Task directions.
For the material that follows, list every line containing the word "Apache".

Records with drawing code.
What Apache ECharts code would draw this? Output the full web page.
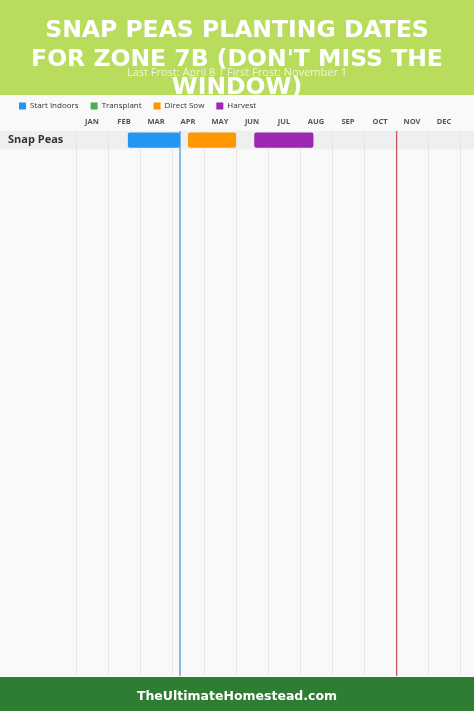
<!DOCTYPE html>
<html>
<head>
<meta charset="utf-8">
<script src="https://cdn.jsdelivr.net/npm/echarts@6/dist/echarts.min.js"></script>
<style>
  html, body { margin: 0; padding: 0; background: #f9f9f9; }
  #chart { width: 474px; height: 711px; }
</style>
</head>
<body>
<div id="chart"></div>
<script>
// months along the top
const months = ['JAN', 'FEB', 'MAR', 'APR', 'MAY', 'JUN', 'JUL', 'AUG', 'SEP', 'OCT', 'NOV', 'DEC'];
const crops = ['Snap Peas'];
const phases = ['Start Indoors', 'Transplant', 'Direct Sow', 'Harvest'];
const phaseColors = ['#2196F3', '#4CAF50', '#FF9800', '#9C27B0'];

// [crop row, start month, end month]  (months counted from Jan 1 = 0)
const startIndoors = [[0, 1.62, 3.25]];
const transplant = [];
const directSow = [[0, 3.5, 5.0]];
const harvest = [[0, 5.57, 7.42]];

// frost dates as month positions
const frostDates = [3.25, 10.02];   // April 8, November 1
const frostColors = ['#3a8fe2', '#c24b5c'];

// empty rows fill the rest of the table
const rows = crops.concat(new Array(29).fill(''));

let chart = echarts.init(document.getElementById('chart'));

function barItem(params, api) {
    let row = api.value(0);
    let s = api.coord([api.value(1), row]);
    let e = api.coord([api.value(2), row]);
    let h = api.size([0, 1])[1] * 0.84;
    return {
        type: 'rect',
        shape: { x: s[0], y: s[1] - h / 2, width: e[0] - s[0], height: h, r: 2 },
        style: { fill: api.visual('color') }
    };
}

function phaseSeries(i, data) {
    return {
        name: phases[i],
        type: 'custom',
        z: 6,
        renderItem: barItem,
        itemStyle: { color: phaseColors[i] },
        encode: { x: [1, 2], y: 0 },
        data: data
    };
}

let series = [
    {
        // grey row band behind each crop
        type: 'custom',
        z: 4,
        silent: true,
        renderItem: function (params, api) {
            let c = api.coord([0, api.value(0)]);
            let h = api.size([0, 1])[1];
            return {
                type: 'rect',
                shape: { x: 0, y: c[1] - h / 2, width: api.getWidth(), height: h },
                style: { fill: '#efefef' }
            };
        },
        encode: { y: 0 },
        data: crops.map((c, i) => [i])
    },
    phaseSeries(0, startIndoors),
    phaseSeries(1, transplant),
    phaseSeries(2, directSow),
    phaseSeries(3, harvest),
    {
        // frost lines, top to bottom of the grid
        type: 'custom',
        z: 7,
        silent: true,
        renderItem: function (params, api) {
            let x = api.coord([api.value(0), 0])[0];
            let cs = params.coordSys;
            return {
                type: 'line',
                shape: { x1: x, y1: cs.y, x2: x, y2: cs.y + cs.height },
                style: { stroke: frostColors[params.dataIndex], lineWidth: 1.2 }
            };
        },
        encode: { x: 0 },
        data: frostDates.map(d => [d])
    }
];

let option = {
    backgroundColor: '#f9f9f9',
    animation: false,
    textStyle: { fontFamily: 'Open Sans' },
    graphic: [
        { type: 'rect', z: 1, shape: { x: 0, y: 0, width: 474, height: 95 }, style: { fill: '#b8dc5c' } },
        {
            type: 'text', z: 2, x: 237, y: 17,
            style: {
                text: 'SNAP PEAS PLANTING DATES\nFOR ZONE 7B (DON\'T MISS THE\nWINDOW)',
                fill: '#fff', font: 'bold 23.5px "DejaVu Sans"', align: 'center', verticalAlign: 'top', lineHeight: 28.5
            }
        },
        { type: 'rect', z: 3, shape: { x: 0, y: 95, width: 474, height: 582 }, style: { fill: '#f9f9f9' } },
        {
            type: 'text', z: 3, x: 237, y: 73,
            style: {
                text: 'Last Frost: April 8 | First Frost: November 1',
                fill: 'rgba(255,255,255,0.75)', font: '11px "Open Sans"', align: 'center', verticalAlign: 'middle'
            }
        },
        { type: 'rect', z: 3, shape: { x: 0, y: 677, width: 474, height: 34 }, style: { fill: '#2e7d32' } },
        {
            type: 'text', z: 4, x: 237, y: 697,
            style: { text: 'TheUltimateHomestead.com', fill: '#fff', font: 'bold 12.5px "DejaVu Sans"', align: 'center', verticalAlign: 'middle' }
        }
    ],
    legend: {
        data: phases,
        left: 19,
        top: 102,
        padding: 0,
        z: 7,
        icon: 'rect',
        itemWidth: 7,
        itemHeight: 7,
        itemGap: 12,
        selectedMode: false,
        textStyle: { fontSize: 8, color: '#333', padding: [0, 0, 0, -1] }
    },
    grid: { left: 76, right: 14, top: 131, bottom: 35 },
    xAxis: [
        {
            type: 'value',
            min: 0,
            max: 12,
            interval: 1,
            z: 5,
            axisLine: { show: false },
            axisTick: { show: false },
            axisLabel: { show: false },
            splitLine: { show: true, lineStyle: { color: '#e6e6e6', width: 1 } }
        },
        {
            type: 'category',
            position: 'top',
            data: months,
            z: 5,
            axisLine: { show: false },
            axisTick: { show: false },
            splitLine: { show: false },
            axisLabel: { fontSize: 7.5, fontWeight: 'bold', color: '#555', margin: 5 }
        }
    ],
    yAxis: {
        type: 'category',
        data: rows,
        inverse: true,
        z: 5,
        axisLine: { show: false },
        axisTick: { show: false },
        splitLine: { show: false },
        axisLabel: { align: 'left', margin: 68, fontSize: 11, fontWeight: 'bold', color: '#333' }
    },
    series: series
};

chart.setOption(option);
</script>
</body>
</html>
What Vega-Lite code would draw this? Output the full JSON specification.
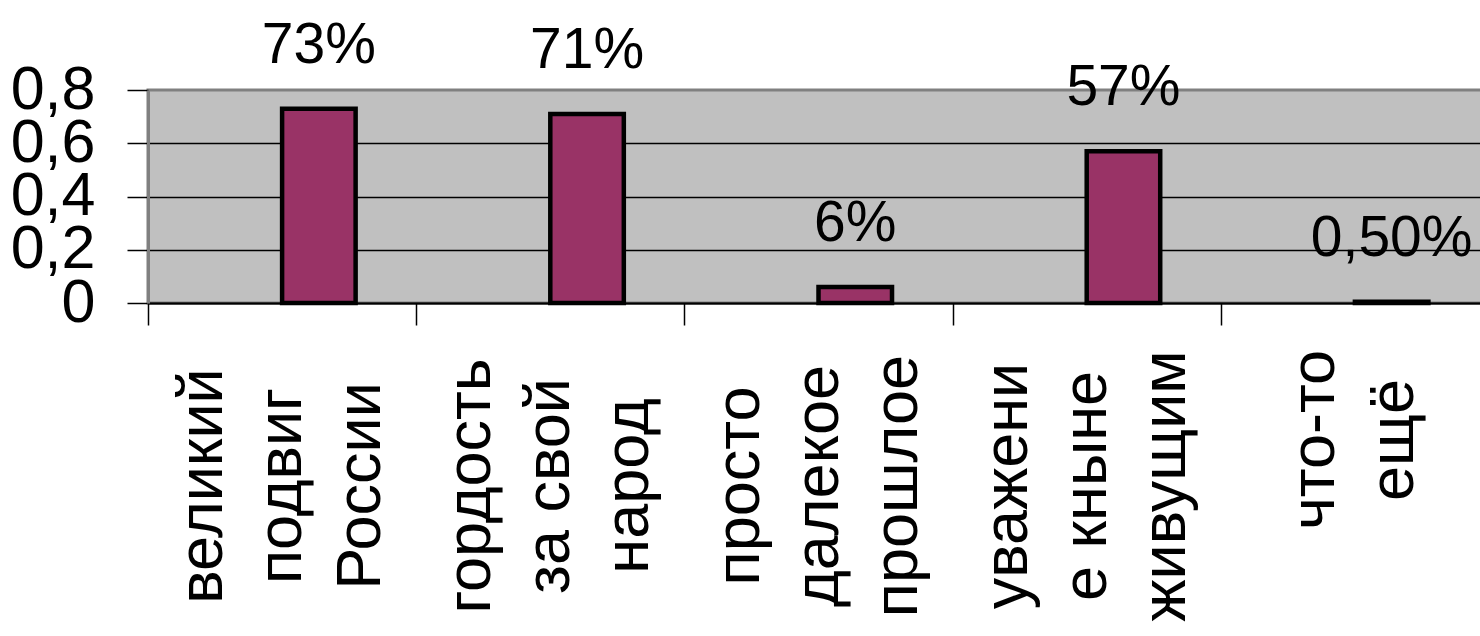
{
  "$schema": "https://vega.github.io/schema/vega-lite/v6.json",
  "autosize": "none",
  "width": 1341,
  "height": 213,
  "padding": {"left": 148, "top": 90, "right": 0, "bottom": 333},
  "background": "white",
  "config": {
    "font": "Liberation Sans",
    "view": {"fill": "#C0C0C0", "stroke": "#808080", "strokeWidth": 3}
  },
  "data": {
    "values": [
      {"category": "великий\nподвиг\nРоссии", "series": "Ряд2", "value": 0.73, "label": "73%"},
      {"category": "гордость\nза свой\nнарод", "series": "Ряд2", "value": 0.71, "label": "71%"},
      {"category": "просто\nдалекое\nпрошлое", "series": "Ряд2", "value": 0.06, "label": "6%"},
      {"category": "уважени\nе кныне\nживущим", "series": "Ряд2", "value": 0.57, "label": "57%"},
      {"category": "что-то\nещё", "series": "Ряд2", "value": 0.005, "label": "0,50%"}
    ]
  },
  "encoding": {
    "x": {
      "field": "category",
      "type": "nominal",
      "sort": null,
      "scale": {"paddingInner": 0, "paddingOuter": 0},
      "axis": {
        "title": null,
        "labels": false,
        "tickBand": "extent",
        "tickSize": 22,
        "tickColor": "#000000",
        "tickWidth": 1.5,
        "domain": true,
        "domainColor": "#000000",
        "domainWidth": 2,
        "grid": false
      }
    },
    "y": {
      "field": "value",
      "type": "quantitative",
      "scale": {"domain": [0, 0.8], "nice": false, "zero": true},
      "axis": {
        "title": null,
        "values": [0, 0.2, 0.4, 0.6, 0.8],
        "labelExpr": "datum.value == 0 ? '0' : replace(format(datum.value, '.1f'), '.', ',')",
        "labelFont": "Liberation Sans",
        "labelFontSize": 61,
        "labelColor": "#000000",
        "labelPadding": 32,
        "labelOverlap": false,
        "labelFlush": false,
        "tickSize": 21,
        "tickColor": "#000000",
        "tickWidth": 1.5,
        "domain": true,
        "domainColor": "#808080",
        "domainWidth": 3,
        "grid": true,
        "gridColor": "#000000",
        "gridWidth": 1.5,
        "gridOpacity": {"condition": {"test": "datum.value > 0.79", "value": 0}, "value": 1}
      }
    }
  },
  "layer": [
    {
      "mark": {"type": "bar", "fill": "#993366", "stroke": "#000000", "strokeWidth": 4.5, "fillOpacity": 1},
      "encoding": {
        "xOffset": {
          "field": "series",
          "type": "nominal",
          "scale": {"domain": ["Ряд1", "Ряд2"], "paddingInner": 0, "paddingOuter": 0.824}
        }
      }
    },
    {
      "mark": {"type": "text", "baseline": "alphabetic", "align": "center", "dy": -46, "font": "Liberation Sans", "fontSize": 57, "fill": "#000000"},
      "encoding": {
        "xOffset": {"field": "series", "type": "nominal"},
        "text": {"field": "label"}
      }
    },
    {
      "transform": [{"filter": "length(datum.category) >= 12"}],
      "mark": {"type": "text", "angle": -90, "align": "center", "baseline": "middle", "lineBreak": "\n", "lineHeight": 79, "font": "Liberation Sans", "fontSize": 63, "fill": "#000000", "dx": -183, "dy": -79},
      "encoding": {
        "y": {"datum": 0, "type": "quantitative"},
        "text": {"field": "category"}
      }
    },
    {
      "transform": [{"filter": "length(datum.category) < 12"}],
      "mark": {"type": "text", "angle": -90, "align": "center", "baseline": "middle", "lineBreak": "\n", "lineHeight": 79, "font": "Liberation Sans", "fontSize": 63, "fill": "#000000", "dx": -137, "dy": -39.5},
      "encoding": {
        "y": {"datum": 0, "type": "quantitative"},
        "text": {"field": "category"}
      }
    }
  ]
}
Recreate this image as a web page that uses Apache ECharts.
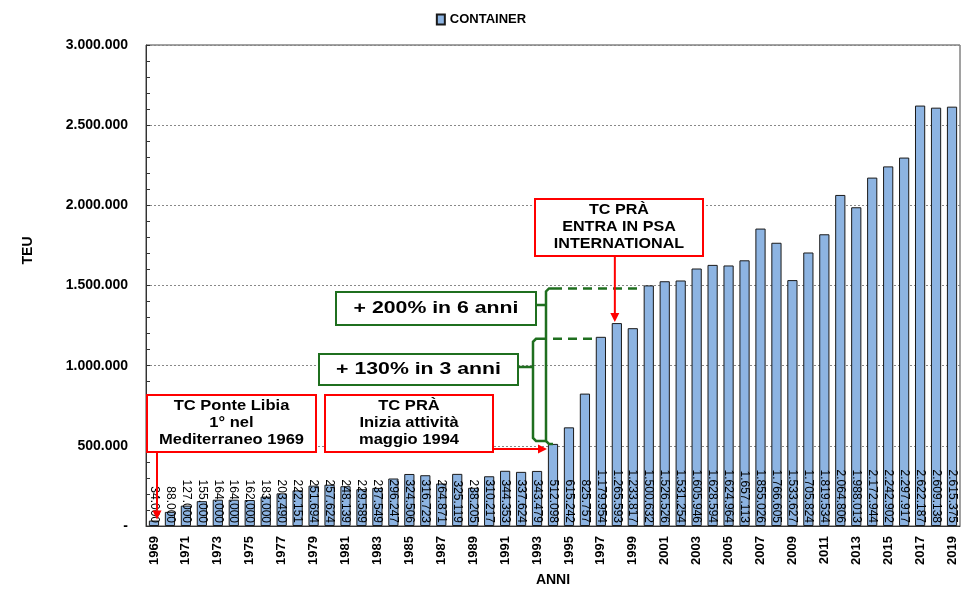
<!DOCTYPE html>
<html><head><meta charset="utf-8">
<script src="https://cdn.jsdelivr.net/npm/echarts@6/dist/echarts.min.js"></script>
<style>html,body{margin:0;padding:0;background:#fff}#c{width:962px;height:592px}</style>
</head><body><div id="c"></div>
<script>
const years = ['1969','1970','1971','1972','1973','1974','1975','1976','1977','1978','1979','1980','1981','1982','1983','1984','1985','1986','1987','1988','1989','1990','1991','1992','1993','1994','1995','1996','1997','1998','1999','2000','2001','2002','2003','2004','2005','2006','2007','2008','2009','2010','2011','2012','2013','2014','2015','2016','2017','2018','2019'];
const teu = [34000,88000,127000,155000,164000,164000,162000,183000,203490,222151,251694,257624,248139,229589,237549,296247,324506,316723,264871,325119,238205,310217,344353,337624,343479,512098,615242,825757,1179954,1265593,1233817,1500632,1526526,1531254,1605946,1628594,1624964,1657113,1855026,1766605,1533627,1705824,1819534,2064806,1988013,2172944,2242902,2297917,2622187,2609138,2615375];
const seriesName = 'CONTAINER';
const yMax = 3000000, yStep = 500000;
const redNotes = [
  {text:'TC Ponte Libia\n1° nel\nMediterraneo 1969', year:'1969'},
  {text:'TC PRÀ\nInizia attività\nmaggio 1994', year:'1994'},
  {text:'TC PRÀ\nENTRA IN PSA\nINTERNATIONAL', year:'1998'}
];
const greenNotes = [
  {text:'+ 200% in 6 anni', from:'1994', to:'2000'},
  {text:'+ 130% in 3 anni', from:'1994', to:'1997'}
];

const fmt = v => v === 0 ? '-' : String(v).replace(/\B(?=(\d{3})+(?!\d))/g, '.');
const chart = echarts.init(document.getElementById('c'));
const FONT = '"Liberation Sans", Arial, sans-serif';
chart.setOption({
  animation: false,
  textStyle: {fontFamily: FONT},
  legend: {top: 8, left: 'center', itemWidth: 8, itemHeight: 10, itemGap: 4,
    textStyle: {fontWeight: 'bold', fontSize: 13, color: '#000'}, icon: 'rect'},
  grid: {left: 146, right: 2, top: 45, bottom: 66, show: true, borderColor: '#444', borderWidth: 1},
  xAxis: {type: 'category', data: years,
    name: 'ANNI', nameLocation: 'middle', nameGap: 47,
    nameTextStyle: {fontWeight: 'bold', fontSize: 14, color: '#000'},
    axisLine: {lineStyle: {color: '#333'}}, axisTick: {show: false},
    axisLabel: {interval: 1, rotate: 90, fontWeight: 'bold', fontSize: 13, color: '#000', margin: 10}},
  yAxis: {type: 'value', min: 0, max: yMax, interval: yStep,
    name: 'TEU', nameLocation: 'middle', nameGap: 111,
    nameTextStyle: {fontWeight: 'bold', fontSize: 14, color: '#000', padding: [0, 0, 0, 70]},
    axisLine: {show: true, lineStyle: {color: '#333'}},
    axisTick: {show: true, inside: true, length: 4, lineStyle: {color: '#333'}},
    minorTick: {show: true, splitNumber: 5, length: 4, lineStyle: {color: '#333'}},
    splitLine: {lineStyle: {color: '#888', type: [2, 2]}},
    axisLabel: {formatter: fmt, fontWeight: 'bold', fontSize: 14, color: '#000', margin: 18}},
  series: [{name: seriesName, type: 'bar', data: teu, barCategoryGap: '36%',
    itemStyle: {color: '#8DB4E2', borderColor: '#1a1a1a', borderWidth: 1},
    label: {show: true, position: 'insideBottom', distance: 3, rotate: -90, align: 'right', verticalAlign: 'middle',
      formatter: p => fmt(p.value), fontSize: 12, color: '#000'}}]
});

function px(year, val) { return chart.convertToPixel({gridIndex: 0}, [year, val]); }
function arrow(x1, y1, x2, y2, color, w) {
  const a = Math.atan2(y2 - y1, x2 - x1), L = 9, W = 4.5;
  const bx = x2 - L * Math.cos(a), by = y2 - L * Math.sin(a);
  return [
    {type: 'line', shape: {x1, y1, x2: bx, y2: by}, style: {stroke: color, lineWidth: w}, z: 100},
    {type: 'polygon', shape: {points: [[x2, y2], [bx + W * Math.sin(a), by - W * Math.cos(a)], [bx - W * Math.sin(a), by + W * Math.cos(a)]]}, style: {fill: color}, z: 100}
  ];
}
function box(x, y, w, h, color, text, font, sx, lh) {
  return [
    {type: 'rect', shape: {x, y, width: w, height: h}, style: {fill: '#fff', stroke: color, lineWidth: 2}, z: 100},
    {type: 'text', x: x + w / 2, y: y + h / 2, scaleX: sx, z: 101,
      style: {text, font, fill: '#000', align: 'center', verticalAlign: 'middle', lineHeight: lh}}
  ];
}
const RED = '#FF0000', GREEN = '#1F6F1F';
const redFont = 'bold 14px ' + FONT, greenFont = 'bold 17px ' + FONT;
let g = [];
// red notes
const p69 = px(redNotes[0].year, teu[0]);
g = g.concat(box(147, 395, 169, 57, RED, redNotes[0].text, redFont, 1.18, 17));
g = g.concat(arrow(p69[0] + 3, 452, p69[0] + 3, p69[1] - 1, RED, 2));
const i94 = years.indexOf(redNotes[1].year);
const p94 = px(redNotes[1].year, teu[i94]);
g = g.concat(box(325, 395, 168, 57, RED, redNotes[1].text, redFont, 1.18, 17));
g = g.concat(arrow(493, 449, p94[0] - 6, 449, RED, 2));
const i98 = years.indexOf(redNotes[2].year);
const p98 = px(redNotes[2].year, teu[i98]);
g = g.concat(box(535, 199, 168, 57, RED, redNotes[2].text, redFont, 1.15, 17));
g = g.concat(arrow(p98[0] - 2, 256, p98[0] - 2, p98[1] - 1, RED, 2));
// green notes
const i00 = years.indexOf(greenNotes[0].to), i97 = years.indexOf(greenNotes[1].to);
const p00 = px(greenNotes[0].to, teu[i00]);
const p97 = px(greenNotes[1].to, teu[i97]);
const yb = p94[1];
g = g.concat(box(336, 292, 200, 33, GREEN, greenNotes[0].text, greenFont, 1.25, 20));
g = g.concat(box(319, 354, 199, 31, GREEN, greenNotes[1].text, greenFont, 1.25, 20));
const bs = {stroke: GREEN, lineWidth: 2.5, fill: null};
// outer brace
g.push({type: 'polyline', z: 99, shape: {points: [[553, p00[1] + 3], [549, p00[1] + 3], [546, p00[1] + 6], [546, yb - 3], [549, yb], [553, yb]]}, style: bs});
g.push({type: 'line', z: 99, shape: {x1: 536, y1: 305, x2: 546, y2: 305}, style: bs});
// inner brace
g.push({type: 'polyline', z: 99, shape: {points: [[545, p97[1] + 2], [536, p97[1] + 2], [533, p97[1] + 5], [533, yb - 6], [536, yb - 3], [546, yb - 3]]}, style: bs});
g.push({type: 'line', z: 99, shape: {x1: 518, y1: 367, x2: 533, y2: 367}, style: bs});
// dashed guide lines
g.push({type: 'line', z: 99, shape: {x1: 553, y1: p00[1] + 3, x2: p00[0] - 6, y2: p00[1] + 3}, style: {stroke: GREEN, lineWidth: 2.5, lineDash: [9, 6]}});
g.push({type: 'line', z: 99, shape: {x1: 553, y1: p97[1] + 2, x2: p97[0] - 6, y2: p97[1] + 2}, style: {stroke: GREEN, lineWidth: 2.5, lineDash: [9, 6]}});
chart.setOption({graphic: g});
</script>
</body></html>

Written solution.
What Apache ECharts code would draw this? Output the full web page.
Recreate this image as a web page that uses Apache ECharts.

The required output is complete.